### JOB
Retype the whole listing, please, keeping every line exact and dropping the pictures.
○ ○ ○ ○ ○ ○ ○
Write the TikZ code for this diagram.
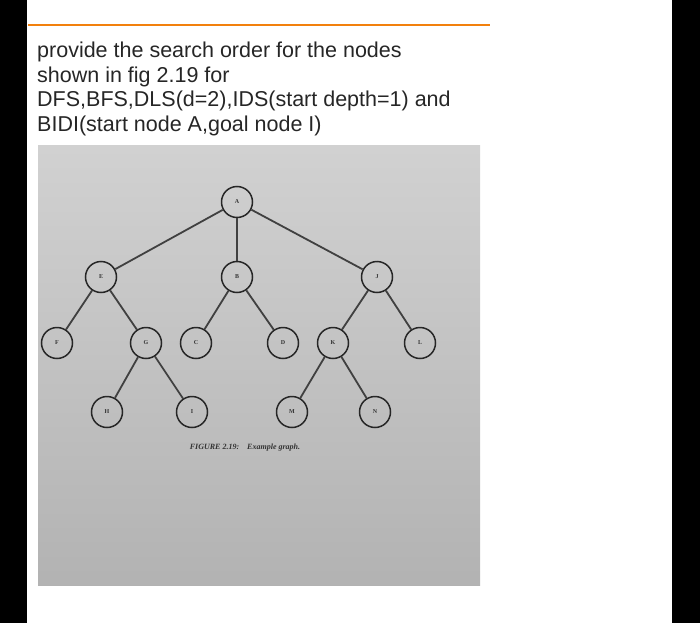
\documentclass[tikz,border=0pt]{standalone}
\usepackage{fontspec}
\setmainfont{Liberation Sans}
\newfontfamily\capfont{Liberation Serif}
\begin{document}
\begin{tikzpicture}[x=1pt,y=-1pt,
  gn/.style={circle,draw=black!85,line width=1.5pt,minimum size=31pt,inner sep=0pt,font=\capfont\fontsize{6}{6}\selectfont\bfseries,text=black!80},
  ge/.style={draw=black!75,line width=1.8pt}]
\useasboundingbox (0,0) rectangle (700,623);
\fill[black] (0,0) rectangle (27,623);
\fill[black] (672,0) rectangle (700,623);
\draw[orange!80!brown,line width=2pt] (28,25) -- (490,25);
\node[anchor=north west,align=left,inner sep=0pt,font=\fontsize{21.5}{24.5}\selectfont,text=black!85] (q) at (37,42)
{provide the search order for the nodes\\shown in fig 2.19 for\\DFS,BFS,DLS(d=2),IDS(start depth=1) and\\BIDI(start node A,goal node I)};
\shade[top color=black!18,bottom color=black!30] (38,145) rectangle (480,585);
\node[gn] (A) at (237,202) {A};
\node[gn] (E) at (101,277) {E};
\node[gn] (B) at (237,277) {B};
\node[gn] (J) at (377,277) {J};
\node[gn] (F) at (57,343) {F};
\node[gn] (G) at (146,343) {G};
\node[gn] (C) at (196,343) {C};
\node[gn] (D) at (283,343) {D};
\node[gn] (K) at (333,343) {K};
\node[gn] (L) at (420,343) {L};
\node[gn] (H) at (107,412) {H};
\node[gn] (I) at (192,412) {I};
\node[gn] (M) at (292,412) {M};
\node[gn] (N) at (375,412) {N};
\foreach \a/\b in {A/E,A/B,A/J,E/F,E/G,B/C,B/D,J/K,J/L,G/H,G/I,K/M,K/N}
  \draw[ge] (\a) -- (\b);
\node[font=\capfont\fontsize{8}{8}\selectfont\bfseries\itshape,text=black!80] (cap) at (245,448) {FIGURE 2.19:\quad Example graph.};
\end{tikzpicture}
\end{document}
○ ○ ○ ○ ○ ○ ○
### WORKED ANSWER
Write the TikZ code for this diagram.
\documentclass[tikz,border=0pt]{standalone}
\usepackage{fontspec}
\setmainfont{Liberation Sans}
\newfontfamily\capfont{Liberation Serif}
\begin{document}
\begin{tikzpicture}[x=1pt,y=-1pt,
  gn/.style={circle,draw=black!85,line width=1.5pt,minimum size=31pt,inner sep=0pt,font=\capfont\fontsize{6}{6}\selectfont\bfseries,text=black!80},
  ge/.style={draw=black!75,line width=1.8pt}]
\useasboundingbox (0,0) rectangle (700,623);
\fill[black] (0,0) rectangle (27,623);
\fill[black] (672,0) rectangle (700,623);
\draw[orange!80!brown,line width=2pt] (28,25) -- (490,25);
\node[anchor=north west,align=left,inner sep=0pt,font=\fontsize{21.5}{24.5}\selectfont,text=black!85] (q) at (37,42)
{provide the search order for the nodes\\shown in fig 2.19 for\\DFS,BFS,DLS(d=2),IDS(start depth=1) and\\BIDI(start node A,goal node I)};
\shade[top color=black!18,bottom color=black!30] (38,145) rectangle (480,585);
\node[gn] (A) at (237,202) {A};
\node[gn] (E) at (101,277) {E};
\node[gn] (B) at (237,277) {B};
\node[gn] (J) at (377,277) {J};
\node[gn] (F) at (57,343) {F};
\node[gn] (G) at (146,343) {G};
\node[gn] (C) at (196,343) {C};
\node[gn] (D) at (283,343) {D};
\node[gn] (K) at (333,343) {K};
\node[gn] (L) at (420,343) {L};
\node[gn] (H) at (107,412) {H};
\node[gn] (I) at (192,412) {I};
\node[gn] (M) at (292,412) {M};
\node[gn] (N) at (375,412) {N};
\foreach \a/\b in {A/E,A/B,A/J,E/F,E/G,B/C,B/D,J/K,J/L,G/H,G/I,K/M,K/N}
  \draw[ge] (\a) -- (\b);
\node[font=\capfont\fontsize{8}{8}\selectfont\bfseries\itshape,text=black!80] (cap) at (245,448) {FIGURE 2.19:\quad Example graph.};
\end{tikzpicture}
\end{document}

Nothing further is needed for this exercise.